**Record set:**
○ ○ ○ ○ ○ ○ ○

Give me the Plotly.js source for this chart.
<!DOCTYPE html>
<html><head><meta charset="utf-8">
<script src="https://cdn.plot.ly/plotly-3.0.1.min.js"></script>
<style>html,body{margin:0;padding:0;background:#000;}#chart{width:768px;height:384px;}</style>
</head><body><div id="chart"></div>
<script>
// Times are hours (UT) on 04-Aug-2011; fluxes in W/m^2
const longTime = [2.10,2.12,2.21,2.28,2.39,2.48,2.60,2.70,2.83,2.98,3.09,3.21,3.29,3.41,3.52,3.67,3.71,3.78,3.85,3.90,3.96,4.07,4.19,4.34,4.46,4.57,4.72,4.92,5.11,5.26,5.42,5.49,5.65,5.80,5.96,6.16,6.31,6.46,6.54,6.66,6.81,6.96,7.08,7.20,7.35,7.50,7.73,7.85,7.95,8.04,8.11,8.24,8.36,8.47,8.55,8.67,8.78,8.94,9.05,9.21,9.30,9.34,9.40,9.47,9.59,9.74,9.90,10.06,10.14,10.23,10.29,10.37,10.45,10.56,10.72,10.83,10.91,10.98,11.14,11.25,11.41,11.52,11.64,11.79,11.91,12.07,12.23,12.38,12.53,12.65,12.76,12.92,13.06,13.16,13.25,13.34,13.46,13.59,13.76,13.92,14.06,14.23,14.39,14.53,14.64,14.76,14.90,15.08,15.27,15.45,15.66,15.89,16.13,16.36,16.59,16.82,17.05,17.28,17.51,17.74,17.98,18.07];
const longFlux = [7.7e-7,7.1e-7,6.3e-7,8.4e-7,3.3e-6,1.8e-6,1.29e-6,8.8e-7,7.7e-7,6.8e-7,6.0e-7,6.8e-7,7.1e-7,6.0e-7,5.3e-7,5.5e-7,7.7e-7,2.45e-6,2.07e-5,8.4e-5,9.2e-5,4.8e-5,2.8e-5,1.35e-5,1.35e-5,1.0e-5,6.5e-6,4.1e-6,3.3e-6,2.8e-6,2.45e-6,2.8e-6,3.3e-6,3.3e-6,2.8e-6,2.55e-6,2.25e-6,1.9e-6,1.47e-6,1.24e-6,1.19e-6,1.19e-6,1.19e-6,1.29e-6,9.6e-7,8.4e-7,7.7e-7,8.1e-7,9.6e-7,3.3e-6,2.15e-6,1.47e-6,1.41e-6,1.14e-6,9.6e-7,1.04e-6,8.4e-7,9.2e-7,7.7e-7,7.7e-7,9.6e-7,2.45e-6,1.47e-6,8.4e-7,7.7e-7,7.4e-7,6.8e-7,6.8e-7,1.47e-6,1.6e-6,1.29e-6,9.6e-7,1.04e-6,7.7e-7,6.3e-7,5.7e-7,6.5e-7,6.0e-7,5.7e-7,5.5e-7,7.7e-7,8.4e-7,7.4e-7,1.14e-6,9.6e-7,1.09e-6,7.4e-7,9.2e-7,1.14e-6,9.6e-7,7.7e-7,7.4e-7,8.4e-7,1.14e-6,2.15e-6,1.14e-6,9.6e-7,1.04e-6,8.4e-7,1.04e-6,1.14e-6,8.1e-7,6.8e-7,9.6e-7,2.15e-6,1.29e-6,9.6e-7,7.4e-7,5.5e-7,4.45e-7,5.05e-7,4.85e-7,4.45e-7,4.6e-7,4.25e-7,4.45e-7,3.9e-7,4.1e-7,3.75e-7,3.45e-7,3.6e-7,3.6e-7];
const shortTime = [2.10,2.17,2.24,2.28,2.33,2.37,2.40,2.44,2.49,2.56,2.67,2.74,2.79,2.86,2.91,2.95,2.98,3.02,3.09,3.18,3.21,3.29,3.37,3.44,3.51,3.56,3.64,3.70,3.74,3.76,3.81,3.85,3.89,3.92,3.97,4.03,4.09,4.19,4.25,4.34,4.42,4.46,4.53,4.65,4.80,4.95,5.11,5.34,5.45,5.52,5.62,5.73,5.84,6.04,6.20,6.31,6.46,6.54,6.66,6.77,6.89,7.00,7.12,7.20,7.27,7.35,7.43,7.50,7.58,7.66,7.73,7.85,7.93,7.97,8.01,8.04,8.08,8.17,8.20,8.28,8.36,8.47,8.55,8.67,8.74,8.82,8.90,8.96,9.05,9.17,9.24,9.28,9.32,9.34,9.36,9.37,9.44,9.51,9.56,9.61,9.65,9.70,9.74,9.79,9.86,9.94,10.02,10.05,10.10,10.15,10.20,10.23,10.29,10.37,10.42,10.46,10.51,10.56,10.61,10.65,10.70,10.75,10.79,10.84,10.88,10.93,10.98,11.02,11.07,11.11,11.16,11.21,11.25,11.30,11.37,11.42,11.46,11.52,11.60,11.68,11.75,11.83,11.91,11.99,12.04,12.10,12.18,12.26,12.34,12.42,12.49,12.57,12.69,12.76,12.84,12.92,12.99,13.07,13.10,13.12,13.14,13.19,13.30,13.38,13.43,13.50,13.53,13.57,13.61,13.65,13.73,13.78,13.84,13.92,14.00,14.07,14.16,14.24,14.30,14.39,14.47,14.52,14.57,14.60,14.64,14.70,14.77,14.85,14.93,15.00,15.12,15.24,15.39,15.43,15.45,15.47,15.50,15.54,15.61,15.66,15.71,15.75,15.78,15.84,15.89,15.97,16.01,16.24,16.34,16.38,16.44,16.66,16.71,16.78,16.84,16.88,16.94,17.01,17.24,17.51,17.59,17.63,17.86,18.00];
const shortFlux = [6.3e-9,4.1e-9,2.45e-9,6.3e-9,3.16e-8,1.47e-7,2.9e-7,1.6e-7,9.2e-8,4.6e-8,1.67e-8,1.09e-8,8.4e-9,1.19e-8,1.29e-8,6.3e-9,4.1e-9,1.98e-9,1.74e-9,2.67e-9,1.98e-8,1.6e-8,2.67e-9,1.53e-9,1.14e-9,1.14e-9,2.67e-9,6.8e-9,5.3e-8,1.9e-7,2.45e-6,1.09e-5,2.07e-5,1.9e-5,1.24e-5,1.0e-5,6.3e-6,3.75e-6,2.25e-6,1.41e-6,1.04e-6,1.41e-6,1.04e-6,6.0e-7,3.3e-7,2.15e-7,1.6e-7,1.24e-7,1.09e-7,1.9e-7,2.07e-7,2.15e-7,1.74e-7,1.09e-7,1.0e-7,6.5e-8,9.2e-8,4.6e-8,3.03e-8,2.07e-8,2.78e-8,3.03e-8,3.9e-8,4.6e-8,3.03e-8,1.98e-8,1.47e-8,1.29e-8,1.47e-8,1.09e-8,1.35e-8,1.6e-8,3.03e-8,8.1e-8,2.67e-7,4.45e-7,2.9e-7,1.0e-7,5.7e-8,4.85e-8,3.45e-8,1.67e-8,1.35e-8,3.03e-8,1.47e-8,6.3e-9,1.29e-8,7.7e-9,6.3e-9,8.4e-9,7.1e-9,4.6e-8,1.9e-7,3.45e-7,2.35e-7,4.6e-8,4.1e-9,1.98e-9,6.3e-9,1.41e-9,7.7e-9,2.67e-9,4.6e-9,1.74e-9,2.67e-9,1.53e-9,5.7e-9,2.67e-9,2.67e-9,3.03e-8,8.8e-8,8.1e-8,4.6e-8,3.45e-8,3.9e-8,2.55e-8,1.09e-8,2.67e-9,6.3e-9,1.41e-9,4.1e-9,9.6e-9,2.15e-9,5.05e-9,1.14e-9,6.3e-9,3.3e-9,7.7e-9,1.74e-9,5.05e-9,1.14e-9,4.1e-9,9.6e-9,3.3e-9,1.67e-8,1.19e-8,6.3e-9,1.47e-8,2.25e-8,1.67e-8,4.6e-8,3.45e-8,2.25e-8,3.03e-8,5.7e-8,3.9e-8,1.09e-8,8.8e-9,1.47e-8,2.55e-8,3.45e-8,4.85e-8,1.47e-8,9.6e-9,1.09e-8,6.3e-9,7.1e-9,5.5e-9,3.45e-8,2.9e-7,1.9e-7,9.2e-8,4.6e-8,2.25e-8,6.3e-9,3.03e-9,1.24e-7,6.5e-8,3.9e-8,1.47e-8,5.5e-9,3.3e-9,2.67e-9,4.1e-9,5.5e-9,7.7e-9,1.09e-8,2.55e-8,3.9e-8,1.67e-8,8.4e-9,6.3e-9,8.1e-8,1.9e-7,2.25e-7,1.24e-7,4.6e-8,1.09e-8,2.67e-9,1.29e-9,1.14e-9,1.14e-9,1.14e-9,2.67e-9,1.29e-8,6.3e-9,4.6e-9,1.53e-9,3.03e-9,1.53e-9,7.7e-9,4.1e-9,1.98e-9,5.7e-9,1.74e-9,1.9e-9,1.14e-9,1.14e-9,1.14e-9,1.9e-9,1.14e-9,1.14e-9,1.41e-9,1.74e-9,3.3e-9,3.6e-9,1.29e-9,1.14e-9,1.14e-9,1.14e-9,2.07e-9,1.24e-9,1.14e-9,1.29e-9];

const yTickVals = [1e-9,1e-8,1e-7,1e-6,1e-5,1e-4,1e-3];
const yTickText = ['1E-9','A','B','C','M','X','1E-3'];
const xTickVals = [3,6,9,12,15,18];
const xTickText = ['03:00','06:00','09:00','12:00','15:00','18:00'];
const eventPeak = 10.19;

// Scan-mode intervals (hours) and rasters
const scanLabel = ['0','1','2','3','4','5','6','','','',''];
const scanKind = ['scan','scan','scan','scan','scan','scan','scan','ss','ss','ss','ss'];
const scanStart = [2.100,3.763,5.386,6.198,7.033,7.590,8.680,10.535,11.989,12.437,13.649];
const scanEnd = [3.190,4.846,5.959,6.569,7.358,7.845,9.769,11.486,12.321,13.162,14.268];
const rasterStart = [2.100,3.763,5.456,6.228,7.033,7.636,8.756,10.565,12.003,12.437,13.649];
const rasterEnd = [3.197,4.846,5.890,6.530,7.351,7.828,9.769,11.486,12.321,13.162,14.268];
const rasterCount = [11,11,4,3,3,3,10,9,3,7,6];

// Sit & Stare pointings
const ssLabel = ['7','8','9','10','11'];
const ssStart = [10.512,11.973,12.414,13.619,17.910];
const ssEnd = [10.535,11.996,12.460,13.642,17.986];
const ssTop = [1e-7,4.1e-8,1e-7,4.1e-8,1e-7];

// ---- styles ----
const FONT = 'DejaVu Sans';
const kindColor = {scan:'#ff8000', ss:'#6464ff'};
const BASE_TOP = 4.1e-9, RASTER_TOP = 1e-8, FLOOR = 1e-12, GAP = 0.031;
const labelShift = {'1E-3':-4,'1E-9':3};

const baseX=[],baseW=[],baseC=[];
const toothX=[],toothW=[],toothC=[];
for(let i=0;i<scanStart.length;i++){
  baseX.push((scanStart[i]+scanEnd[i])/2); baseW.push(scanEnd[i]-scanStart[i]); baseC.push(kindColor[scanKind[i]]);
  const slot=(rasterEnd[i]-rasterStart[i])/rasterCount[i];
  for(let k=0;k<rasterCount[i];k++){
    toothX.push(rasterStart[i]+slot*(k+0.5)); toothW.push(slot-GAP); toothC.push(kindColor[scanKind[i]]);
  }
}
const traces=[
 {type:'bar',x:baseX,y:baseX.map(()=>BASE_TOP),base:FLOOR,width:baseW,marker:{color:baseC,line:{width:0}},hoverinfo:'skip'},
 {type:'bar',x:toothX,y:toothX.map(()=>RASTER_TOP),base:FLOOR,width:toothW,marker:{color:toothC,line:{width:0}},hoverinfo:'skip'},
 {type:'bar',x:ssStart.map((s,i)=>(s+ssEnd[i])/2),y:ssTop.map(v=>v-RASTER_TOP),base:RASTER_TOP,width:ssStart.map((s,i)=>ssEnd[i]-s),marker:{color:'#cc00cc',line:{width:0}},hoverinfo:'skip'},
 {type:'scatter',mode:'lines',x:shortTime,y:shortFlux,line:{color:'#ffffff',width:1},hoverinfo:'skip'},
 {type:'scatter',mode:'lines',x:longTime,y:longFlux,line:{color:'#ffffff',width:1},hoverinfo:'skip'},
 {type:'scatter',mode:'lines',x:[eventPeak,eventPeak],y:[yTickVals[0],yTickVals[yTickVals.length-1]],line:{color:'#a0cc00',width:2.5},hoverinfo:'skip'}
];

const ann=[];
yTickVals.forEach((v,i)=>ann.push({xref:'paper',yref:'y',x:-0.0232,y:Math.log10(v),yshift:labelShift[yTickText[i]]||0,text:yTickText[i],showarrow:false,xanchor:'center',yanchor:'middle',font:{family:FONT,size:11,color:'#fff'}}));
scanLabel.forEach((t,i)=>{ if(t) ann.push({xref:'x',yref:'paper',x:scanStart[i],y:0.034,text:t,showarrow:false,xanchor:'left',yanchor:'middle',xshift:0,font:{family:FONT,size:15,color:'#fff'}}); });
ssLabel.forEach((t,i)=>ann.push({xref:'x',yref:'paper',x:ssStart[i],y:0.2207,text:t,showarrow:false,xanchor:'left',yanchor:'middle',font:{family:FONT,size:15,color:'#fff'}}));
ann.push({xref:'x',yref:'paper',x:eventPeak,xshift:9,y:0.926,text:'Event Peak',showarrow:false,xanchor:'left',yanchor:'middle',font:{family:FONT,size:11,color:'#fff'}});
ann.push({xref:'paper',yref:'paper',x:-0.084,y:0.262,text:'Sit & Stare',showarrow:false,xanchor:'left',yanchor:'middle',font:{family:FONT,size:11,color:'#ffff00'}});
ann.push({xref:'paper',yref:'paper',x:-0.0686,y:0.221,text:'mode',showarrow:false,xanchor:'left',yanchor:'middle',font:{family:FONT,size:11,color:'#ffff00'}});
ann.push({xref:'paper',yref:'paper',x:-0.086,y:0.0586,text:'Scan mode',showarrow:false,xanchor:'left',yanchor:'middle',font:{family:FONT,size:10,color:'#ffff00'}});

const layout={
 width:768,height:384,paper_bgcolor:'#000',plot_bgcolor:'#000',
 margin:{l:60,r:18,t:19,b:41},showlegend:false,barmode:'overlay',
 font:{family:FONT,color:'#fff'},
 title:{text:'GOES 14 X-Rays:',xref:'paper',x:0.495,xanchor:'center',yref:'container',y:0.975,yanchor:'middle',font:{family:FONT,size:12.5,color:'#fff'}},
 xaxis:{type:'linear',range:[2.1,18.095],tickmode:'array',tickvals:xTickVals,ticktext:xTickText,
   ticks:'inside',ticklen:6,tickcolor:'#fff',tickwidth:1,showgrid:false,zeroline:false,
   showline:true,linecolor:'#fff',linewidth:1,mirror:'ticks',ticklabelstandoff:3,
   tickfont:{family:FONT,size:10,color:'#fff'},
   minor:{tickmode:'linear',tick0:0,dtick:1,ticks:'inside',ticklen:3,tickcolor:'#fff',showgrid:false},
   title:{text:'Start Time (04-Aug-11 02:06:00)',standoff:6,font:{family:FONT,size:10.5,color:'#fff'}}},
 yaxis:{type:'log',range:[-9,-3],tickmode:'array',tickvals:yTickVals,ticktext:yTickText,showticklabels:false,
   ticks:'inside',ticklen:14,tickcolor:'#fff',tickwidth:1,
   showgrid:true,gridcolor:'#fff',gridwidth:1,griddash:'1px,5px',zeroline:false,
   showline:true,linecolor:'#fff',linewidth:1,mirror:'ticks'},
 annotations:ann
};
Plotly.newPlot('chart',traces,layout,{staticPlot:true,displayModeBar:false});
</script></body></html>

○ ○ ○ ○ ○ ○ ○

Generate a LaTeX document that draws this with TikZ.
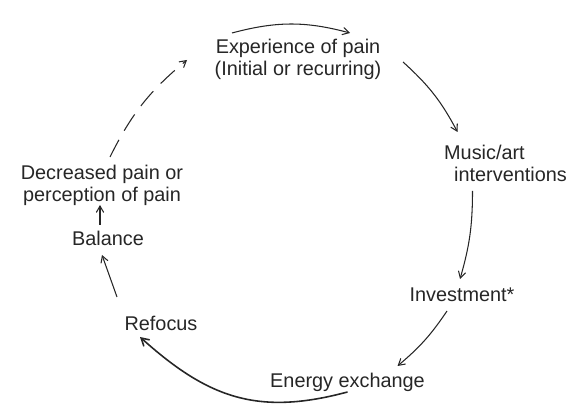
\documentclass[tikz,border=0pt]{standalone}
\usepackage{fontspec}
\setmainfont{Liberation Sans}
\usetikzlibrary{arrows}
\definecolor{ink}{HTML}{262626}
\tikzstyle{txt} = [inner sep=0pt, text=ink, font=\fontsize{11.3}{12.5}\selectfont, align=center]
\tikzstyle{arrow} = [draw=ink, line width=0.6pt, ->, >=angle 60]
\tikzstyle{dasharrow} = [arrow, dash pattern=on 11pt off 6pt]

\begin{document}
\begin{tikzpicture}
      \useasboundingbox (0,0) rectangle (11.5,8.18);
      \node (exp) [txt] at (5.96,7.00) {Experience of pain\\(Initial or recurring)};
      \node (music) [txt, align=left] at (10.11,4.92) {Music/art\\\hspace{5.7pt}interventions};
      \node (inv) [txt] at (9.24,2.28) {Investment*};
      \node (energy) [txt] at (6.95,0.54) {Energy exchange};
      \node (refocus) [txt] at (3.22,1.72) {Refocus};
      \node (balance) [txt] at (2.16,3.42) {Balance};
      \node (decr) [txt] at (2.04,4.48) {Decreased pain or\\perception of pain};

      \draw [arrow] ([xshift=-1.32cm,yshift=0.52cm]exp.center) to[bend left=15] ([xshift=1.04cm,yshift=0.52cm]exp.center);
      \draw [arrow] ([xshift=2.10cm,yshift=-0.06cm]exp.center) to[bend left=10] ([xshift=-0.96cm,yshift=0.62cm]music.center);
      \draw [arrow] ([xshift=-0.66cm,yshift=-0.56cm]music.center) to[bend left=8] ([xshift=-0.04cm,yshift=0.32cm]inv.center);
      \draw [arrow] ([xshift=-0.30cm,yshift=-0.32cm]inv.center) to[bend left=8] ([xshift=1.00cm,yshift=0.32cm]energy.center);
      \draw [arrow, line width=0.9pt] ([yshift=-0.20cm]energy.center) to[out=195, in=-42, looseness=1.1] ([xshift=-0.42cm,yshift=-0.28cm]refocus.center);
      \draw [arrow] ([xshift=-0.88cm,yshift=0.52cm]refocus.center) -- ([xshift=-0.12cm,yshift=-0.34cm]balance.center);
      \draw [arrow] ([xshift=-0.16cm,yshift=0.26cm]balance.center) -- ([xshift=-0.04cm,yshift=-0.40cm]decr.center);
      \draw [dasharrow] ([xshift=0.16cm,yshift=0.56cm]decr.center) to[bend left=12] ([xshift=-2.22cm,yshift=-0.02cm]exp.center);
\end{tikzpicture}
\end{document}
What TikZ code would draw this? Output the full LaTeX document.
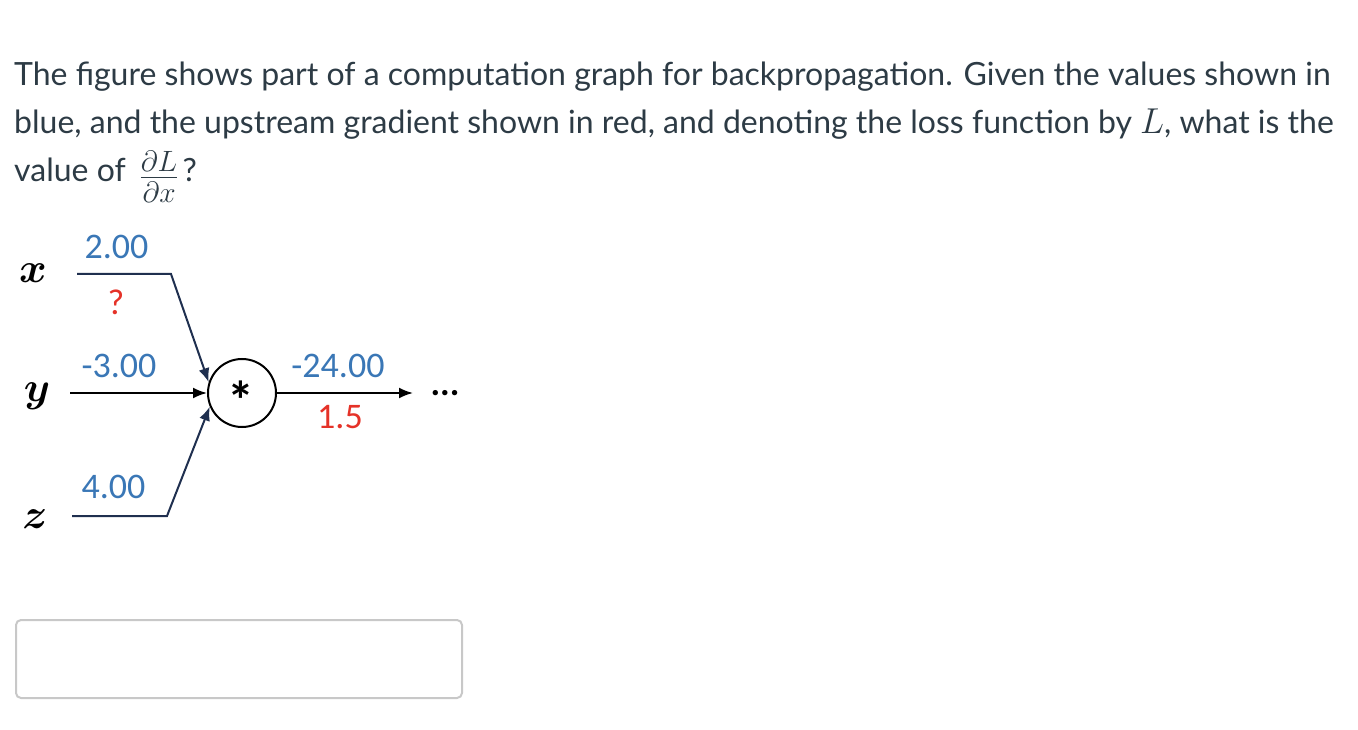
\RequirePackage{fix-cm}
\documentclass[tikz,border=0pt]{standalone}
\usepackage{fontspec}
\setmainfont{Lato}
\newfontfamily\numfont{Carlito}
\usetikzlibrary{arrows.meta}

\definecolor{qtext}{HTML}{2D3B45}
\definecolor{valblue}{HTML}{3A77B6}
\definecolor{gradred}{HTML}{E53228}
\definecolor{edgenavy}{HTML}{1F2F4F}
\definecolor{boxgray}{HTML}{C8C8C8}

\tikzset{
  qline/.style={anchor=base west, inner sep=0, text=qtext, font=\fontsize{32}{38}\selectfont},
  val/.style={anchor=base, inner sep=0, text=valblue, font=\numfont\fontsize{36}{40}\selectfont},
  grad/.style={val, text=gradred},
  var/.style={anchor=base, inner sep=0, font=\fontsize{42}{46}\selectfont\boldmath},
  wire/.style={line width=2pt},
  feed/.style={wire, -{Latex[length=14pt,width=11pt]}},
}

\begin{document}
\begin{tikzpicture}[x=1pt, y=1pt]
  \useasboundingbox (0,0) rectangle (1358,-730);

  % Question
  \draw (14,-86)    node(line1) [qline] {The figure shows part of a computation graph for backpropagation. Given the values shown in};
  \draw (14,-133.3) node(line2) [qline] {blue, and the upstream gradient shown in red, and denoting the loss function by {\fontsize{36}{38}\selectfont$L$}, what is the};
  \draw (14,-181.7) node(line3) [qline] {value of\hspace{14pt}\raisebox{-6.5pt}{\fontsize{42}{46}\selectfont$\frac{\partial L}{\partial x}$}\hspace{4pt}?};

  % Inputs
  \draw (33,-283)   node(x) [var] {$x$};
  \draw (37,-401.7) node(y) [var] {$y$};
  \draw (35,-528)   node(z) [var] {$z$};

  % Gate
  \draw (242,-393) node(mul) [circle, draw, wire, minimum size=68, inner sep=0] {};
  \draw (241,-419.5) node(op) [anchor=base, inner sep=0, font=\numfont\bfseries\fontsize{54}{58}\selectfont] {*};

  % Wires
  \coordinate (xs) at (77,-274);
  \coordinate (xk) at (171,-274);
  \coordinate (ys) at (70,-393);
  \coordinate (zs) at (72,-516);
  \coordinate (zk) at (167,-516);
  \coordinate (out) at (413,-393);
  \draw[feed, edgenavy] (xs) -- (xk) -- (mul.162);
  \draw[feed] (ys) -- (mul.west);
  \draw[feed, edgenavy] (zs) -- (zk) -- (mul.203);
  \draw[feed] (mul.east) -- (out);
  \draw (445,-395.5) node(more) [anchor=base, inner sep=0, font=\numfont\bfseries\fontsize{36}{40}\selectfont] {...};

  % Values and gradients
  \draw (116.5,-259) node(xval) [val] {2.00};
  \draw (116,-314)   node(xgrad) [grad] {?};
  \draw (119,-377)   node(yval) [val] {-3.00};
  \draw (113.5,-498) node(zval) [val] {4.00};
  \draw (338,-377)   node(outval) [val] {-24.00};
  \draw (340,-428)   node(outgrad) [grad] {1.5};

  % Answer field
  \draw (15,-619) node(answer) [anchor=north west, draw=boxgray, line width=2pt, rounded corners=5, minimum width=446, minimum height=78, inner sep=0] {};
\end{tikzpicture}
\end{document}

○ ○ ○ ○ ○ ○ ○

**What to work on:** Skip all pictures. Retype exactly the span whose first line is the one with "Generate a LaTeX" and whose last line is the one with "11pt off 6pt]".

**Task result:**
Generate a LaTeX document that draws this with TikZ.
\documentclass[tikz,border=0pt]{standalone}
\usepackage{fontspec}
\setmainfont{Liberation Sans}
\usetikzlibrary{arrows}
\definecolor{ink}{HTML}{262626}
\tikzstyle{txt} = [inner sep=0pt, text=ink, font=\fontsize{11.3}{12.5}\selectfont, align=center]
\tikzstyle{arrow} = [draw=ink, line width=0.6pt, ->, >=angle 60]
\tikzstyle{dasharrow} = [arrow, dash pattern=on 11pt off 6pt]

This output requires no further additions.